The World Today - Al-Qaeda conflict described as World War IV*
The World Today - Tuesday, 12 September , 2006 12:18:00
Reporter: Paolo Black
ELEANOR HALL: A former CIA (Central Intelligence Agency) director and
chief adviser to New York's Terrorism Preparedness Taskforce has
described the conflict against al-Qaeda as the "fourth world war", and
he predicts it will go on for decades.
James Woolsey was director of the CIA under President Clinton and was an
arms control negotiator under presidents Reagan and Bush Senior.
He's critical of US administrations from Jimmy Carter to Bill Clinton
for failing to tackle Islamic terrorism more robustly.
James Woolsey has been speaking to Paolo Black.
JAMES WOOLSEY: I think that war will go on for decades, like the Cold
War, hopefully just a few decades instead of many decades.
But I don't think it's just a war on terrorism, I think it's a war on
Islamist fanaticism or fascism, if you prefer, and it won't really be
over until the future of the Middle East is clearly tending in one
direction or another, either toward chaos and dictatorship, or in the
direction that we hope Afghanistan and Iraq can move, toward decent
societies, the beginnings of rule of law and some degree of democracy.
PAOLO BLACK: Interviewed on Fox news this last July 17, you said "I
think we ought to execute some air strikes against Syria, against the
instruments of power of that state, against the airport, which is the
place where weapons shuttle through from Iran to Hezbollah and Hamas. I
think both Syria and Iran think we're cowards".
JAMES WOOLSEY: I think they think we're cowards because in '79 we tied
yellow ribbons around the trees when they took our hostages. In '82,
'83, when our embassy and marine barracks were blown up in Beirut we
left. It goes on, and in the rest of the '90s we didn't respond to a
number of the al-Qaeda attacks.
It was not until after 9/11 that we did anything, and I think that they
got the impression, just as bin Laden has explicitly stated, Americans
won't fight, you can keep doing anything you want to them.
And I think that Syria has been a major offender in its support for
Hezbollah, in its efforts to undermine decent, largely democratic
government in Lebanon, and I think it would've been a good idea to have
stopped the Syrians from pumping weapons through their country to Hezbollah.
PAOLO BLACK: The Path to 9/11, the ABC semi-documentary series, which
began on Australian television last night, blames Clinton, the former
secretary of state Madeline Albright and other senior aides for not
adequately pursuing bin Laden, leaving him free to plan the attacks.
What are your thoughts on that?
JAMES WOOLSEY: I think, going all the way back to the Carter era, and
including during the Reagan and first Bush era, the United States
altogether regarded Islamist terrorism as almost exclusively a law
enforcement problem, and some of those failures to go after bin Laden in
the late '90s were because the Justice Department or the FBI (Federal
Bureau of Investigations) would say well, we don't have enough evidence
to get him extradited if we capture him and so-forth.

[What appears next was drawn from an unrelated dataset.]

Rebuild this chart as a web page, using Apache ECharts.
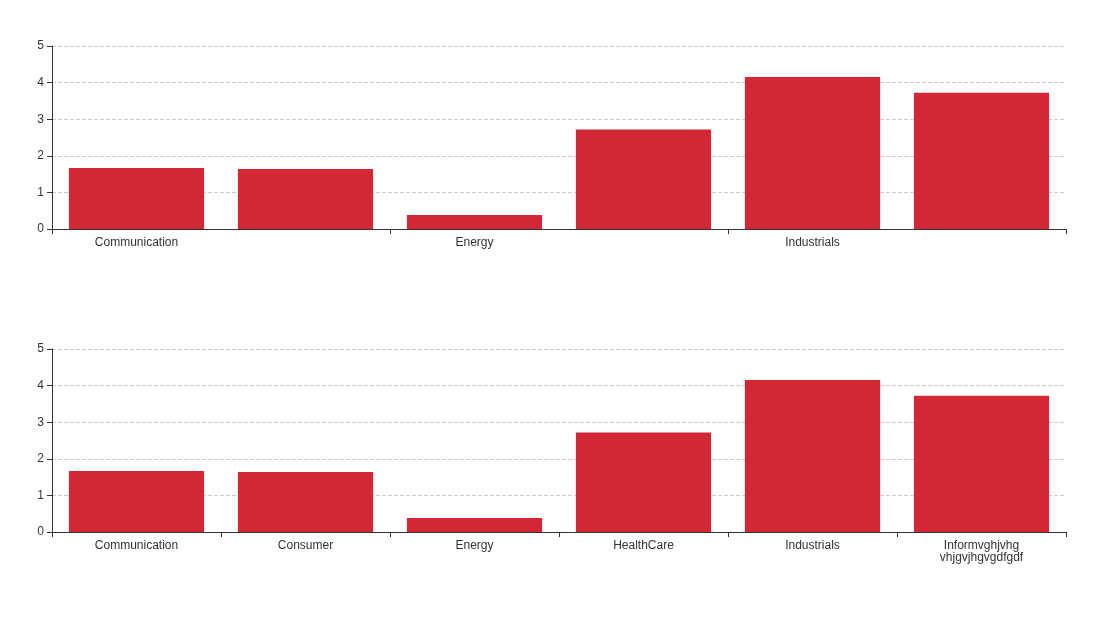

They looked on it as an individual-by-individual law enforcement problem
and that's not really what it is or was. It's far more like a war, but
an ideologically motivated one, and we have been the focus of it, at
least in part, since 1979, when our hostages were seized in Tehran, our
embassy personnel by Khomeini's new regime. And we had a lot of
terrorist attacks in the '80s and '90s, and we continued to treat it as
a law enforcement problem. But it wasn't just the Clinton
administration. I think that continued from really Carter through early
Bush.
PAOLO BLACK: Your perceptions five years on, are we safer or less safe?
JAMES WOOLSEY: It depends on whether you assume that by just sitting
here we would have not been hit again. I think that because of the
history I described we were looked at as paper tigers by the Islamists,
both from the Shi'ite side, like Ahmadinejad, and from the Sunni side,
like bin Laden and the Wahhabi.
And so I think there was no real option for us, except to begin this
long effort to try to bring a different form of government in society to
the Middle East, a huge and long-term undertaking, but I don't think we
had any choice.
You can speculate that if we'd just sat here that al-Qaeda would've left
us alone for a while, but I think it would've only been for a while.
ELEANOR HALL: And that's James Woolsey the director of the CIA under
President Clinton. He was speaking there to NewsRadio's Paolo Black.